Furthermore, this biodiversity park offers recreational and educational opportunities for Jammu, providing green spaces for people to connect with nature, relax, and learn about the importance of conservation. Losing such a park would deprive the community of these benefits and diminish their quality of life. On the one hand, in light of the global challenges we face, such as climate change and habitat loss, we talk about sustainable development practises that safeguard biodiversity and protect our natural resources, but on the other hand, we are sacrificing an already established green pasture at the altar of a concrete jungle. Balancing development with environmental conservation is crucial for the long-term well-being of both human societies and the planet.
The Jammu region has already seen enough tree carnage. Millions of trees have been sacrificed for the construction of the Chenab Rail Bridge and the Jammu-Srinager highway expansion. Around forty thousand trees are supposed to be cut for the forty-hectare Court Complex at Raika Forests. A few thousand had been cut for the Jammu-Akhnoor four-lane project. Factually, with each passing year, the tree cover surrounding Jammu is shrinking sharply. The loss of habitat for thousands of animals and birds is never accounted for. Ever-increasing temperatures and depleting groundwater are testimony that something is seriously wrong with our planning. While the mega projects are essential, the breathing lungs of Jammu City are getting depleted day by day. Even in Master Plan 2032, there are clear-cut plans to shift major Government offices from the city and develop parks and amenities. But the administration has been consistently violating the spirit of developing greener pastures within the city. Whatever leftover parks are there in the old city, some have been converted into open gyms with concrete tiles. Attempts were made to convert famous Zanana Park into Civil Secretariat parking.
Jammu Master Plan 2032 has special provisions for developing parks and gardens, but in actuality, nothing has been done.

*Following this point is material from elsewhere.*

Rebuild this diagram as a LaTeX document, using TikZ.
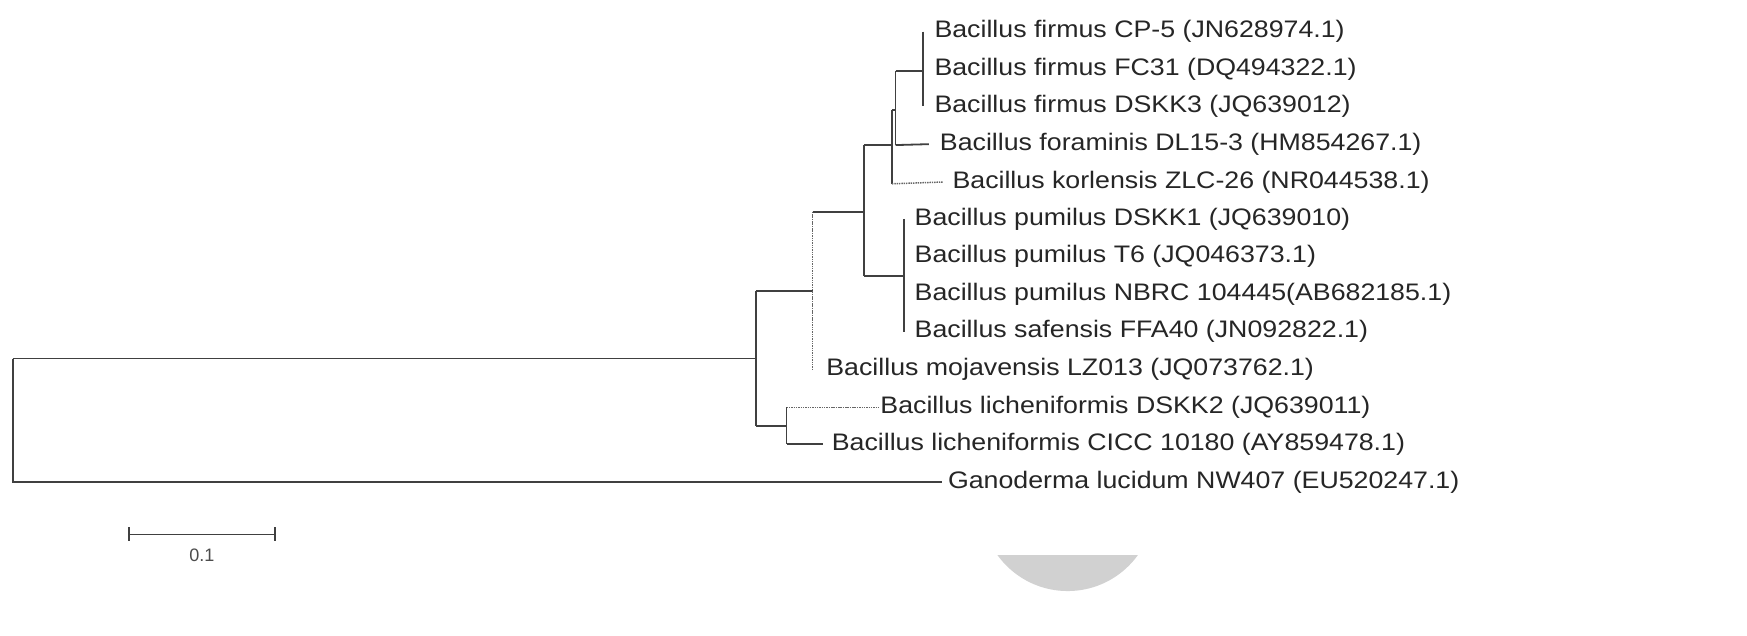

The case of this biodiversity park is different, as a well-established and maintained park developed after years of collective efforts will get removed from Jammu’s map just for the sake of developing a few blocks of buildings. Why aren’t project developers incorporating parks into their development plans? Why are these vital aspects of everyday life at the risk of disappearing? Is it due to a lack of awareness or sheer negligence on the part of the involved departments? The administration is responsible for investigating and finding the answers to these pressing questions.
It will be much appreciated if decision-makers thoroughly evaluate the potential environmental impacts and explore alternative development options that minimise harm to this biodiversity park. Engaging with local communities, environmental experts, and conservation organisations can provide valuable insights and help find innovative solutions that promote sustainable development while preserving the integrity of the park and its valuable ecosystem. Intervention from the highest offices can ensure a lifeline for this park.